Let’s make a canon! And let’s fill it with queer art, or queer-ish art, or art that has no idea how queer it is. Queer art is often secret art: black-market, whispered-about, read-between-the-lines art. And since secret art can be hard to find, let’s shine a light on a few of our favourite things so all our friends can see them.
We’ll call it a canon because it sounds Weighty and Important and Serious, but we also won’t be too serious about it. We won’t make The Canon, just a canon. Each month, we’ll chat with a different queer-about-town and ask them to submit something to the canon. And they’ll tell us what that book or play or movie or TV episode or sculpture or poem or dance piece or opera or photograph or painting or performance art piece or anything else means to them and why they think it deserves a spot in our illustrious canon.
So, the Alice special is what you’re feeling?
I’ve been holding this in for a very long time!
Let it all out!
It was on in 1985, so I was in the third grade. And it was a time in which if there was a television event or a television special, everyone watched it, because there were only a finite number of channels, and I remember the TV guide for the TV pull-out section for the Montreal Gazette had the front page with a gigantic caricature of all the stars. And I was already very theatrically inclined as a kid, but it was the purest idea of what showbiz was like. And it was almost a fever dream, because it was so big. It was two nights: the first was Alice in Wonderland and the second was Through the Looking Glass.
Oh, that’s such a great idea! What network was it for?

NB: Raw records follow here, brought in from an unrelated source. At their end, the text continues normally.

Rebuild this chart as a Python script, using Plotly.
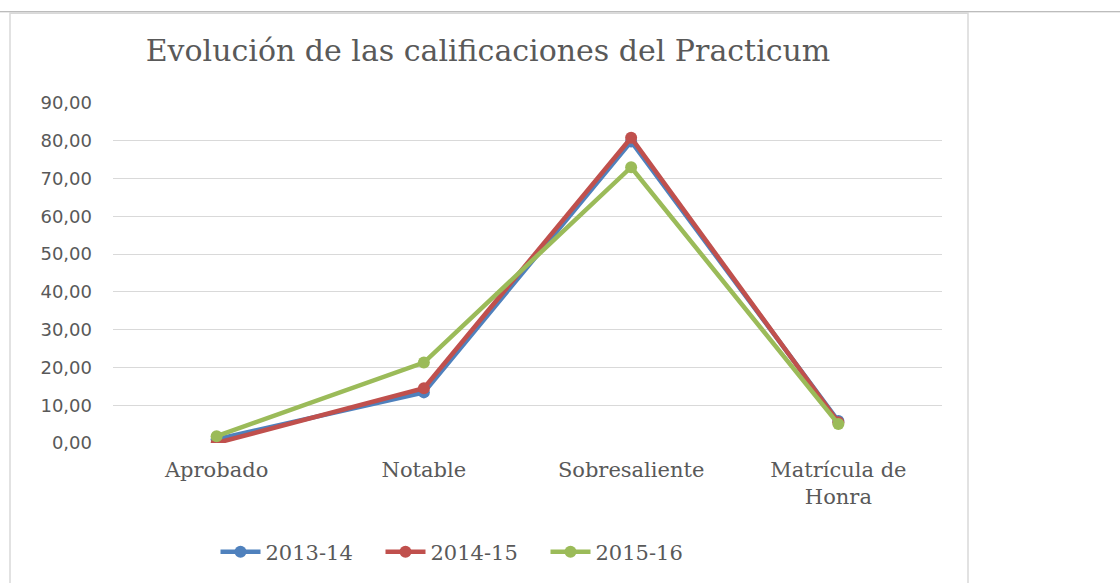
import plotly.graph_objects as go

categories = ["Aprobado", "Notable", "Sobresaliente", "Matrícula de<br>Honra"]
s2013 = [1.0, 13.4, 79.8, 5.8]
s2014 = [0.0, 14.5, 80.8, 5.5]
s2015 = [1.8, 21.3, 73.0, 5.0]
series_names = ["2013-14", "2014-15", "2015-16"]
colors = ["#4F81BD", "#C0504D", "#9BBB59"]
yticks = [0, 10, 20, 30, 40, 50, 60, 70, 80, 90]

fig = go.Figure()
for name, vals, col in zip(series_names, [s2013, s2014, s2015], colors):
    fig.add_trace(go.Scatter(
        x=categories, y=vals, name=name, mode="lines+markers",
        line=dict(color=col, width=4.5),
        marker=dict(color=col, size=12),
    ))

L, R, T, B = 113, 942, 103, 444
W, H = 1120, 583
def px(x):
    return (x - L) / (R - L)
def py(y):
    return (B - y) / (B - T)

shapes = [
    dict(type="rect", xref="paper", yref="paper", x0=px(10), x1=px(968), y0=py(590), y1=py(13),
         line=dict(color="#d9d9d9", width=1.5), fillcolor="rgba(0,0,0,0)", layer="below"),
    dict(type="line", xref="paper", yref="paper", x0=px(0), x1=px(1120), y0=py(11.5), y1=py(11.5),
         line=dict(color="#a6a6a6", width=1.2)),
]

fig.update_layout(
    width=W, height=H,
    margin=dict(l=L, r=W - R, t=T, b=H - B),
    paper_bgcolor="white", plot_bgcolor="white",
    separators=",.",
    title=dict(text="Evolución de las calificaciones del Practicum", x=488 / W, xanchor="center",
               y=1 - 50 / H, yanchor="middle",
               font=dict(family="DejaVu Serif", size=30, color="#595959")),
    xaxis=dict(showgrid=False, showline=False, ticks="", range=[-0.5, 3.5],
               ticklabelstandoff=12,
               tickfont=dict(family="DejaVu Serif", size=21, color="#595959")),
    yaxis=dict(range=[0, 90], tickvals=yticks, tickformat=".2f", showgrid=True,
               gridcolor="#d9d9d9", gridwidth=1, zeroline=False, showline=False,
               ticklabelstandoff=20,
               tickfont=dict(family="DejaVu Sans", size=18, color="#595959")),
    legend=dict(orientation="h", x=px(463), xanchor="center", y=py(552), yanchor="middle",
                font=dict(family="DejaVu Serif", size=21, color="#595959"),
                itemwidth=40, tracegroupgap=0, entrywidth=110, entrywidthmode="pixels"),
    shapes=shapes,
    showlegend=True,
)
fig.write_html("out.html", config={"displayModeBar": False})

with open("out.html", "r", encoding="utf-8") as f:
    html = f.read()
html = html.replace("<head>", "<head><style>html,body{margin:0;padding:0;overflow:hidden;}</style>", 1)
with open("out.html", "w", encoding="utf-8") as f:
    f.write(html)
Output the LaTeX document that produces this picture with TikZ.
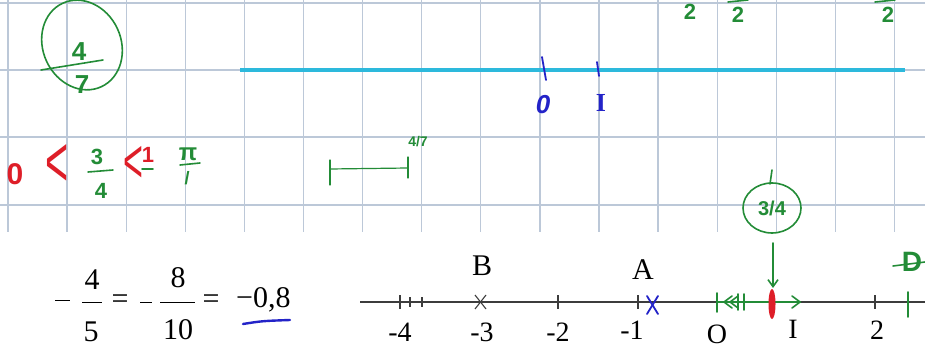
\documentclass[tikz,border=0pt]{standalone}
\usepackage{fontspec}
\setmainfont{Liberation Serif}
\newfontfamily\hand{Liberation Sans}
\usetikzlibrary{arrows.meta,shapes.geometric}
\definecolor{gridc}{RGB}{188,200,216}
\definecolor{cyanline}{RGB}{45,185,220}
\definecolor{hgreen}{RGB}{35,140,55}
\definecolor{hblue}{RGB}{35,35,200}
\definecolor{hred}{RGB}{222,30,40}
\definecolor{ink}{RGB}{60,60,60}
\tikzset{
  gridline/.style={gridc, line width=1.3pt},
  hg/.style={hgreen, line width=1.6pt, line cap=round},
  hb/.style={hblue, line width=1.8pt, line cap=round},
  htext/.style={inner sep=0pt, font=\hand\bfseries\fontsize{#1}{#1}\selectfont},
  htext/.default=20,
  thin text/.style={inner sep=0pt, font=\hand\fontsize{#1}{#1}\selectfont},
  ptext/.style={inner sep=0pt, text=black, font=\fontsize{#1}{#1}\selectfont},
  ptext/.default=28,
  axis/.style={ink, line width=1.3pt},
  tick/.style={ink, line width=1.1pt}
}
\begin{document}
\begin{tikzpicture}[x=1pt,y=-1pt]
\useasboundingbox (0,0) rectangle (925,352);
\fill[white] (0,0) rectangle (925,352);
% grid
\foreach \k in {0,...,15} {
  \draw[gridline] ({8+59.1*\k},0) -- ({8+59.1*\k},232);
}
\foreach \yy in {3,70,137,205} {
  \draw[gridline] (0,\yy) -- (925,\yy);
}
% cyan line
\draw[cyanline, line width=4.5pt] (240,70) -- (905,70);
% blue ticks and labels
\draw[hb] (542,57) -- (546,80);
\draw[hb] (597,62) -- (599,76);
\node[htext=26, text=hblue] (zero) at (543,105) {\itshape 0};
\node[inner sep=0pt, text=hblue, font=\bfseries\fontsize{26}{26}\selectfont] (one) at (601,103) {I};
% top green partial fractions
\node[htext=22, text=hgreen] (t1) at (690,12) {2};
\node[htext=22, text=hgreen] (t2) at (738,15) {2};
\node[htext=22, text=hgreen] (t3) at (888,15) {2};
\draw[hg] (728,2) -- (748,0);
\draw[hg] (875,2) -- (895,0);
% green circled 4/7
\draw[hg] (82,45) ellipse [x radius=39, y radius=46, rotate=25];
\draw[hg] (41,70) -- (103,60);
\node[htext=26, text=hgreen] (f4) at (79,52) {4};
\node[htext=26, text=hgreen] (f7) at (82,85) {7};
% red/green inequality
\node[thin text=30, text=hred] (r0) at (15,174) {\bfseries 0};
\node[thin text=72, text=hred, xscale=0.55] (lt1) at (57,166) {<};
\node[htext=22, text=hgreen] (n3) at (97,157) {3};
\draw[hg] (88,172) -- (113,170);
\node[htext=22, text=hgreen] (d4) at (101,191) {4};
\node[thin text=62, text=hred, xscale=0.55] (lt2) at (133,164) {<};
\node[htext=22, text=hred] (r1) at (148,155) {1};
\draw[hg] (142,169) -- (153,169);
\node[htext=24, text=hgreen] (pi) at (188,154) {π};
\draw[hg] (180,165) -- (200,163);
\node[htext=18, text=hgreen] (p1) at (187,178) {/};
% green segment 4/7
\draw[hg, line width=1.2pt] (330,160) -- (330,185);
\draw[hg, line width=1.2pt] (408,157) -- (408,178);
\draw[hg, line width=1.2pt] (330,169) -- (408,168);
\node[htext=14, text=hgreen] (seg) at (418,142) {4/7};
% bottom formula
\draw[black, line width=1pt] (55,300) -- (70,300);
\node[ptext=30] (a4) at (92,280) {4};
\draw[black, line width=1pt] (82,302) -- (102,302);
\node[ptext=30] (a5) at (91,332) {5};
\node[ptext=30] (eq1) at (120,302) {=};
\draw[black, line width=1pt] (140,302) -- (152,302);
\node[ptext=30] (a8) at (178,278) {8};
\draw[black, line width=1pt] (160,302) -- (195,302);
\node[ptext=30] (a10) at (178,330) {10};
\node[ptext=30] (eq2) at (211,302) {=};
\node[ptext=30, anchor=west] (dec) at (236,300) {−0,8};
\draw[hb, line width=2.4pt] (243,324) .. controls (262,321) .. (290,320);
% number line
\draw[axis] (360,302) -- (925,302);
\foreach \xx in {400,558,638,875} {
  \draw[tick] (\xx,295) -- (\xx,309);
}
\draw[tick] (410,297) -- (410,307);
\draw[tick] (422,297) -- (422,307);
\draw[tick] (475,295) -- (486,309);
\draw[tick] (486,295) -- (475,309);
\node[ptext=28] (m4) at (400,332) {-4};
\node[ptext=28] (m3) at (482,332) {-3};
\node[ptext=28] (m2) at (558,332) {-2};
\node[ptext=28] (m1) at (632,330) {-1};
\node[ptext=28] (lo) at (717,334) {O};
\node[ptext=28] (li) at (793,329) {I};
\node[ptext=28] (l2) at (877,330) {2};
\node[ptext=30] (lb) at (482,266) {B};
\node[ptext=30] (la) at (643,270) {A};
% A blue cross
\draw[hb] (647,296) -- (658,314);
\draw[hb] (658,296) -- (647,314);
% green marks between O and I
\draw[hg] (717,293) -- (717,312);
\draw[hg] (738,294) -- (738,310);
\draw[hg] (744,294) -- (744,310);
\draw[hg] (717,302) -- (800,302);
\draw[hg] (732,296) -- (724,302) -- (732,308);
\draw[hg] (738,296) -- (730,302) -- (738,308);
\draw[hg] (792,296) -- (800,302) -- (792,308);
% red mark 3/4
\fill[hred] (772,304) ellipse [x radius=3.5, y radius=15];
\coordinate (red) at (773,288);
% circled 3/4 with arrow
\node[ellipse, draw=hgreen, line width=1.6pt, minimum width=58pt, minimum height=50pt, htext=20, text=hgreen] (c34) at (772,208) {3/4};
\draw[hg] (770,184) -- (772,170);
\draw[hg, -{Straight Barb[length=7pt,width=10pt]}] (773,243) -- (red);
% green D
\draw[hg] (908,292) -- (908,317);
\node[htext=28, text=hgreen] (dd) at (912,262) {D};
\draw[hg] (893,266) -- (925,262);
\end{tikzpicture}
\end{document}
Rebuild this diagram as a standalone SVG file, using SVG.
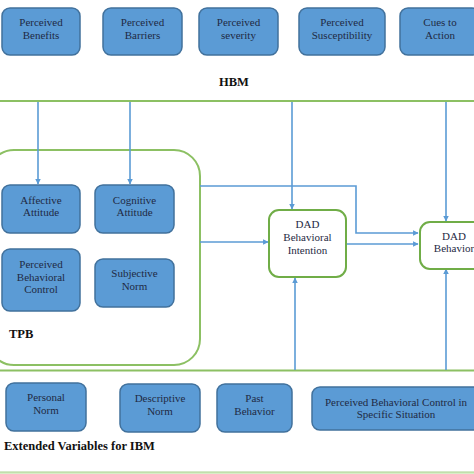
<svg xmlns="http://www.w3.org/2000/svg" width="474" height="474" viewBox="0 0 474 474" font-family="'Liberation Serif', 'Times New Roman', 'DejaVu Serif', serif">
<defs>
<style>
.b{fill:#5b9bd5;stroke:#41719c;stroke-width:1.5}
.g{fill:#fff;stroke:#70ad47;stroke-width:2}
.gl{fill:none;stroke:#8cc063;stroke-width:2}
.c{fill:none;stroke:#5b9bd5;stroke-width:1.6}
text{font-family:'Liberation Serif','Times New Roman','DejaVu Serif',serif;font-size:11px;fill:#1f2a44;text-anchor:middle}
.t{font-weight:bold;font-size:12.5px;fill:#111;text-anchor:start}
</style>
<marker id="a" viewBox="0 0 10 10" refX="9" refY="5" markerWidth="5.5" markerHeight="5.5" orient="auto" markerUnits="userSpaceOnUse">
<path d="M0,0L10,5L0,10z" fill="#5b9bd5"/>
</marker>
</defs>
<rect x="0" y="0" width="474" height="474" fill="#fff"/>
<g id="containers">
<line class="gl" x1="0" y1="101" x2="474" y2="101"/>
<line class="gl" x1="0" y1="370.5" x2="474" y2="370.5"/>
<rect x="0" y="472" width="474" height="2" fill="#d9ecc8"/>
<line x1="0" y1="472" x2="474" y2="472" stroke="#a9d18e" stroke-width="1"/>
<rect class="gl" x="-12" y="150" width="212" height="215" rx="26"/>
</g>
<g id="labels">
<text class="t" x="219" y="86">HBM</text>
<text class="t" x="9" y="338">TPB</text>
<text class="t" x="4" y="450">Extended Variables for IBM</text>
</g>
<g id="connectors">
<line class="c" x1="38" y1="102" x2="38" y2="184" marker-end="url(#a)"/>
<line class="c" x1="130" y1="102" x2="130" y2="184" marker-end="url(#a)"/>
<line class="c" x1="292" y1="102" x2="292" y2="209" marker-end="url(#a)"/>
<line class="c" x1="446" y1="102" x2="446" y2="221" marker-end="url(#a)"/>
<polyline class="c" points="200,186 356,186 356,233 418,233" marker-end="url(#a)"/>
<line class="c" x1="200" y1="242" x2="268" y2="242" marker-end="url(#a)"/>
<line class="c" x1="346" y1="244" x2="418" y2="244" marker-end="url(#a)"/>
<line class="c" x1="295" y1="370" x2="295" y2="278" marker-end="url(#a)"/>
<line class="c" x1="446" y1="370" x2="446" y2="269" marker-end="url(#a)"/>
</g>
<g id="n-benefits"><rect class="b" x="2" y="8" width="78" height="47" rx="8"/><text x="41" y="26">Perceived</text><text x="41" y="39">Benefits</text></g>
<g id="n-barriers"><rect class="b" x="103" y="8" width="79" height="47" rx="8"/><text x="142.5" y="26">Perceived</text><text x="142.5" y="39">Barriers</text></g>
<g id="n-severity"><rect class="b" x="199" y="8" width="79" height="47" rx="8"/><text x="238.5" y="26">Perceived</text><text x="238.5" y="39">severity</text></g>
<g id="n-susceptibility"><rect class="b" x="299" y="8" width="86" height="47" rx="8"/><text x="342" y="26">Perceived</text><text x="342" y="39">Susceptibility</text></g>
<g id="n-cues"><rect class="b" x="400" y="8" width="80" height="47" rx="8"/><text x="440" y="26">Cues to</text><text x="440" y="39">Action</text></g>
<g id="n-affective"><rect class="b" x="2" y="185" width="78" height="48" rx="8"/><text x="41" y="204">Affective</text><text x="41" y="216">Attitude</text></g>
<g id="n-cognitive"><rect class="b" x="95" y="185" width="79" height="48" rx="8"/><text x="134.5" y="204">Cognitive</text><text x="134.5" y="216">Attitude</text></g>
<g id="n-pbc"><rect class="b" x="2" y="249" width="78" height="62" rx="8"/><text x="41" y="268">Perceived</text><text x="41" y="281">Behavioral</text><text x="41" y="293">Control</text></g>
<g id="n-subjective"><rect class="b" x="95" y="259" width="79" height="48" rx="8"/><text x="134.5" y="277">Subjective</text><text x="134.5" y="290">Norm</text></g>
<g id="n-intention"><rect class="g" x="269" y="210" width="77" height="67" rx="10"/><text x="307.5" y="228">DAD</text><text x="307.5" y="241">Behavioral</text><text x="307.5" y="254">Intention</text></g>
<g id="n-behavior"><rect class="g" x="420" y="222" width="70" height="47" rx="10"/><text x="454" y="240">DAD</text><text x="454" y="252">Behavior</text></g>
<g id="n-personal"><rect class="b" x="6" y="383" width="80" height="48" rx="8"/><text x="46" y="401">Personal</text><text x="46" y="414">Norm</text></g>
<g id="n-descriptive"><rect class="b" x="120" y="384" width="80" height="48" rx="8"/><text x="160" y="402">Descriptive</text><text x="160" y="415">Norm</text></g>
<g id="n-past"><rect class="b" x="217" y="384" width="75" height="48" rx="8"/><text x="254.5" y="402">Past</text><text x="254.5" y="415">Behavior</text></g>
<g id="n-pbcs"><rect class="b" x="312" y="387" width="172" height="43" rx="8"/><text x="396" y="406">Perceived Behavioral Control in</text><text x="396" y="418">Specific Situation</text></g>
</svg>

I think it was CBS. Steve Allen wrote the music–who is basically a nightclub composer. He would write for Dean Martin, Jerry Lewis, Ann Margret. I watch it all the time, I watch it once a year—and right away there’s this sorta dissonance between this Lewis Carroll very restrained Victorian material, but then when everybody sings, they sing something like The Velvet Lounge on the Vegas strip. So, like, Sammy Davis Jr plays the Caterpillar, and he raps.
Oh, my god…
And it’s also done in a pre-CGI world, so they had to build these wild sets on these gigantic soundstages; nothing’s computerized. And of course, the cherry on top of this sundae is Carol Channing in the second part as the White Queen, which is one of those things that is this gay identifier that when you see it—like, when I saw it when I was seven—you don’t know why it means so much, and you don’t know why it’s this camp touchstone.
A dog whistle.
Yeah, that’s what it is! A sign from one to another, and at the end of her big number, she transforms into a sheep.
Yeah, and that’s the bit that I’ve seen many times. That’s the meme, right? What does she say when it’s happening?
She says “Beeeetter. Much baaaah-tter.” And it becomes slower and slower and slower. And she then, very clumsily, because it’s 1986 technology, she very clumsily transforms into a live goat. And Alice runs away.
It’s very nightmarish.
It’s extremely nightmarish! Because there is not a person on the planet who has ever talked or behaved like Carol Channing to begin with. So, to put a sheep on top of that is… is really terrifying.
I sometimes find bad or obsolete special effects more unnerving than good ones. I feel like it’s sort of like the vibe when Killer BOB’s face is superimposed on Twin Peaks, where I’m like “ahh, this technology is super lo-fi, and for some reason that makes it even more unsettling!”
It’s like Peter Pan, when you can see the cable attached to the back. When you can see the machinations, that sometimes helps with your suspension of disbelief. And when you see one of these specials today that involves a bunch of celebrities getting together, it’s usually done in this kind of James Franco vein, where there’s a lot of irony and lot of sarcasm, and everybody’s sort of poking fun at a genre. Which for me, makes me sort of stop at the threshold. But Alice is sort of the last gasp of this style of show business without a lot of irony.
Sincerity is very queer. So, you saw this when it aired?
I saw it when it aired. I taped it on VHS. So, when they would let me, I would watch at least a bit of it on a daily basis. I would come home, do my homework, and then watch one chunk of Alice in Wonderland from one commercial break to another. And I had this tape for so long that me and my brother—we anticipated when the commercials would come in. The commercials were almost a part of that special as well, because it’s such a well worn tape. And the great thing about Alice in Wonderland is that it’s sort of an inverse of The Wizard of Oz where she gets to this crazy world and she wants to get home, but everyone’s sort of a dick to her.
Right. She’s not meeting fabulous friends.
“I’ll miss you most of all, Scarecrow!” She’s not getting any of that, and again it’s tied to whatever Victorian political commentary Carroll was making at the time, but because of that, it’s this story about this poor innocent child who meets a bunch of creeps who are awful to her and don’t help her at all.